GIVEN MATERIAL
______
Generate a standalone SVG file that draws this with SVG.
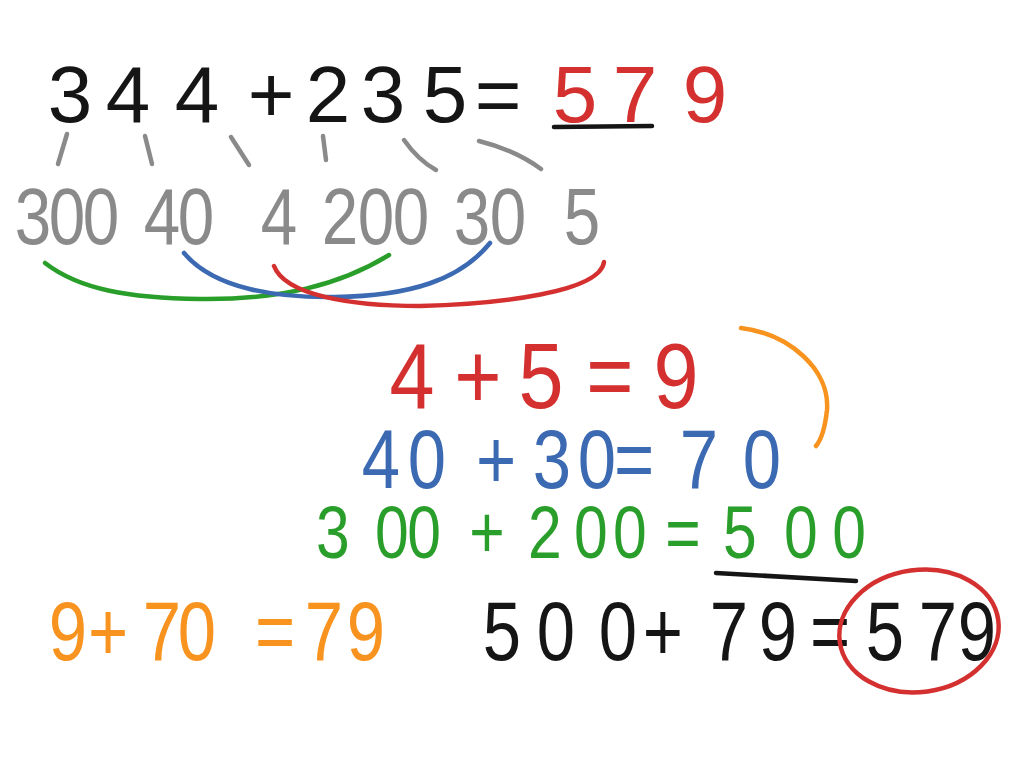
<svg xmlns="http://www.w3.org/2000/svg" width="1024" height="768" viewBox="0 0 1024 768">
<style>
text{font-family:"Liberation Sans",Arial,sans-serif;text-anchor:middle}
.k{fill:#151515}.r{fill:#d3302f}.g{fill:#8a8a8a}.gr{fill:#2a9e2a}.b{fill:#3b69b2}.o{fill:#f7931e}
.s{fill:none;stroke-linecap:round;stroke-linejoin:round;stroke-width:4.5}
.sk{stroke:#151515}.sr{stroke:#d3302f}.sg{stroke:#8a8a8a}.sgr{stroke:#2a9e2a}.sb{stroke:#3b69b2}.so{stroke:#f7931e}
</style>
<rect width="1024" height="768" fill="#fff"/>
<g id="problem">
<text class="k" font-size="80" x="70 128 197 271 328 383 445 498" y="122">344+235=</text>
<text class="r" font-size="80" x="575 635 705" y="122">579</text>
<path class="s sk" d="M554,127 L652,126"/>
</g>
<g id="ticks">
<path class="s sg" d="M67,134 L58,164"/>
<path class="s sg" d="M145,136 L152,164"/>
<path class="s sg" d="M231,137 L249,165"/>
<path class="s sg" d="M323,136 L326,160"/>
<path class="s sg" d="M404,140 Q418,160 436,170"/>
<path class="s sg" d="M479,141 Q515,150 541,169"/>
</g>
<g id="expanded" transform="scale(0.82 1)">
<text class="g" font-size="80" x="40.2 81.7 123.2" y="244">300</text>
<text class="g" font-size="80" x="197.6 239" y="244">40</text>
<text class="g" font-size="80" x="340.2" y="244">4</text>
<text class="g" font-size="80" x="414.6 458.5 501.2" y="244">200</text>
<text class="g" font-size="80" x="575.6 619.5" y="244">30</text>
<text class="g" font-size="80" x="709.8" y="244">5</text>
</g>
<g id="connectors">
<path class="s sgr" d="M45,263 C80,290 130,298 200,299 C280,300 340,285 389,255"/>
<path class="s sb" d="M184,253 C215,290 280,298 335,297 C410,296 460,280 490,243"/>
<path class="s sr" d="M274,266 C285,295 350,306 420,306 C500,304 600,292 604,262"/>
</g>
<g id="ones" transform="scale(0.88 1)">
<text class="r" font-size="92" x="468.2 543.2 614.8 693.2 768.2" y="408">4+5=9</text>
</g>
<g id="tens" transform="scale(0.82 1)">
<text class="b" font-size="84" x="464.6 520.7 604.9 673.2 728 773.2 852.4 929.3" y="488">40+30=70</text>
</g>
<g id="hundreds" transform="scale(0.82 1)">
<text class="gr" font-size="74" x="406.1 478 517.1 593.9 664.6 720.7 768.3 832.9 902.4 976.8 1035.4" y="558">300+200=500</text>
</g>
<path id="bracket" class="s so" d="M741,328 C790,334 830,370 827,410 C825,428 821,440 816,446"/>
<g id="partial" transform="scale(0.82 1)">
<text class="o" font-size="84" x="82.9 131.7 197.6 240.2 335.4 395.1 446.3" y="660">9+70=79</text>
</g>
<g id="total">
<path class="s sk" d="M716,573 L856,581"/>
<g transform="scale(0.82 1)">
<text class="k" font-size="84" x="612.2 678 753.7 808.5 889 948.8 1012.2 1079.3 1143.9 1191.5" y="660">500+79=579</text>
</g>
<ellipse class="s sr" cx="919" cy="631" rx="80" ry="61" transform="rotate(-8 919 631)"/>
</g>
</svg>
______
EXERCISE BRIEF
Write out the material above once more, exactly as it reads, with no pictures.

WRITTEN ANSWER
Generate a standalone SVG file that draws this with SVG.
<svg xmlns="http://www.w3.org/2000/svg" width="1024" height="768" viewBox="0 0 1024 768">
<style>
text{font-family:"Liberation Sans",Arial,sans-serif;text-anchor:middle}
.k{fill:#151515}.r{fill:#d3302f}.g{fill:#8a8a8a}.gr{fill:#2a9e2a}.b{fill:#3b69b2}.o{fill:#f7931e}
.s{fill:none;stroke-linecap:round;stroke-linejoin:round;stroke-width:4.5}
.sk{stroke:#151515}.sr{stroke:#d3302f}.sg{stroke:#8a8a8a}.sgr{stroke:#2a9e2a}.sb{stroke:#3b69b2}.so{stroke:#f7931e}
</style>
<rect width="1024" height="768" fill="#fff"/>
<g id="problem">
<text class="k" font-size="80" x="70 128 197 271 328 383 445 498" y="122">344+235=</text>
<text class="r" font-size="80" x="575 635 705" y="122">579</text>
<path class="s sk" d="M554,127 L652,126"/>
</g>
<g id="ticks">
<path class="s sg" d="M67,134 L58,164"/>
<path class="s sg" d="M145,136 L152,164"/>
<path class="s sg" d="M231,137 L249,165"/>
<path class="s sg" d="M323,136 L326,160"/>
<path class="s sg" d="M404,140 Q418,160 436,170"/>
<path class="s sg" d="M479,141 Q515,150 541,169"/>
</g>
<g id="expanded" transform="scale(0.82 1)">
<text class="g" font-size="80" x="40.2 81.7 123.2" y="244">300</text>
<text class="g" font-size="80" x="197.6 239" y="244">40</text>
<text class="g" font-size="80" x="340.2" y="244">4</text>
<text class="g" font-size="80" x="414.6 458.5 501.2" y="244">200</text>
<text class="g" font-size="80" x="575.6 619.5" y="244">30</text>
<text class="g" font-size="80" x="709.8" y="244">5</text>
</g>
<g id="connectors">
<path class="s sgr" d="M45,263 C80,290 130,298 200,299 C280,300 340,285 389,255"/>
<path class="s sb" d="M184,253 C215,290 280,298 335,297 C410,296 460,280 490,243"/>
<path class="s sr" d="M274,266 C285,295 350,306 420,306 C500,304 600,292 604,262"/>
</g>
<g id="ones" transform="scale(0.88 1)">
<text class="r" font-size="92" x="468.2 543.2 614.8 693.2 768.2" y="408">4+5=9</text>
</g>
<g id="tens" transform="scale(0.82 1)">
<text class="b" font-size="84" x="464.6 520.7 604.9 673.2 728 773.2 852.4 929.3" y="488">40+30=70</text>
</g>
<g id="hundreds" transform="scale(0.82 1)">
<text class="gr" font-size="74" x="406.1 478 517.1 593.9 664.6 720.7 768.3 832.9 902.4 976.8 1035.4" y="558">300+200=500</text>
</g>
<path id="bracket" class="s so" d="M741,328 C790,334 830,370 827,410 C825,428 821,440 816,446"/>
<g id="partial" transform="scale(0.82 1)">
<text class="o" font-size="84" x="82.9 131.7 197.6 240.2 335.4 395.1 446.3" y="660">9+70=79</text>
</g>
<g id="total">
<path class="s sk" d="M716,573 L856,581"/>
<g transform="scale(0.82 1)">
<text class="k" font-size="84" x="612.2 678 753.7 808.5 889 948.8 1012.2 1079.3 1143.9 1191.5" y="660">500+79=579</text>
</g>
<ellipse class="s sr" cx="919" cy="631" rx="80" ry="61" transform="rotate(-8 919 631)"/>
</g>
</svg>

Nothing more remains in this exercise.